Maybe it's because Manning dialed up Milt Plum’s jersey number just seconds after being asked about tying a record held by Plum. Or the fact that he can describe, down-by-down, drives from Tennessee-Florida games played 16 or 17 years ago. When describing how Manning plays the game, the discussion always starts with how he thinks through the game.
And that is a worthy starting point. Rams coach Jeff Fisher has described Manning's mind as “a database," admiring that Manning "didn’t just study what you did this year, but he studied what you did for years to see how you got to what you’re doing this year.’’
Certainly Manning’s ability to not only collect information, but to retain and use it so quickly at the line of scrimmage separates him from most who have ever played the position. His teammates, his peers behind center, those who have faced him, and those who have coached him all speak of Manning’s mind.
Essentially it’s like football Google.
But Manning's mind isn’t the whole story -- it can’t be. After so many discussions about defending Manning with many longtime defensive coaches around the league, as well as those who worked alongside Manning,there are some other things that may be as important.
Like his drive. No one can study as hard as Manning does without being driven to do so. Broncos defensive coordinator Jack Del Rio speaks of watching Manning walk directly from the quarterback’s introductory news conference with the Broncos in March of 2012 -- “where he just held up a jersey’’ -- and into a meeting room to watch video. Or how he catered meals into the Broncos facility throughout that first offseason because he was in what he called “a crash course’’ to learn the team’s offense in a new place for the first time since his rookie year in 1998.

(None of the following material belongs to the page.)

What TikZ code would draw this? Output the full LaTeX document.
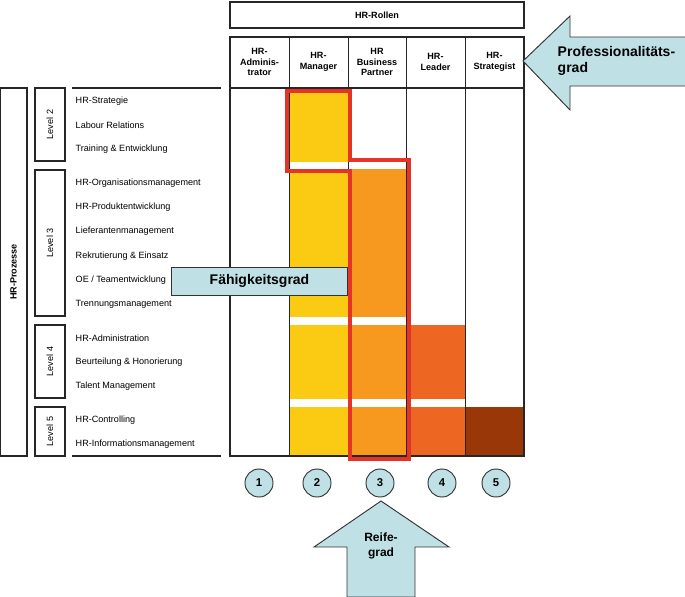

Or when Broncos Ring of Famer Rod Smith, who had been brought in by coach John Fox to speak to the players about striving for more, once asked Manning in a team meeting if he was ever the only one in the building and Manning’s reply was simply “yes.’’ Smith looked at everybody else in the room, according to those who were there, with an expression that said "see?''
It’s what Broncos executive vice president of football operations John Elway wanted when he signed Manning. Sure, Elway wanted the brain, the arm and the cachet that comes with a quarterback like Manning, but he also wanted the drive -- “a guy like that raises all boats.’’ Elway has said he wanted the constant pushing, when Manning runs every practice play in June like the Super Bowl or quizzes players on the spot about their responsibilities on specific plays. And after they answer, even if they’re right, he often asks, “Are you sure?’’
And there are the physical gifts, which are often lost in the discussions about the mind. Or as Lions coach Jim Schwartz has put it, “I think people forget sometimes how big he is.’’ At 6-foot-5 and 230 pounds, Manning is one of the biggest starters at the position. He plays with a strong base, nearly flawless fundamentals drilled into muscle memory by years of work -- he still does the same footwork drills he did at Tennessee -- and with the toughness of a guy who didn’t miss a game for 13 years until he missed the 2011 season after multiple neck surgeries.
It’s all there for those trying to beat him, and even if they win a play, a drive or even a game, they know Manning is taking notes and will almost certainly, without fail, remember why.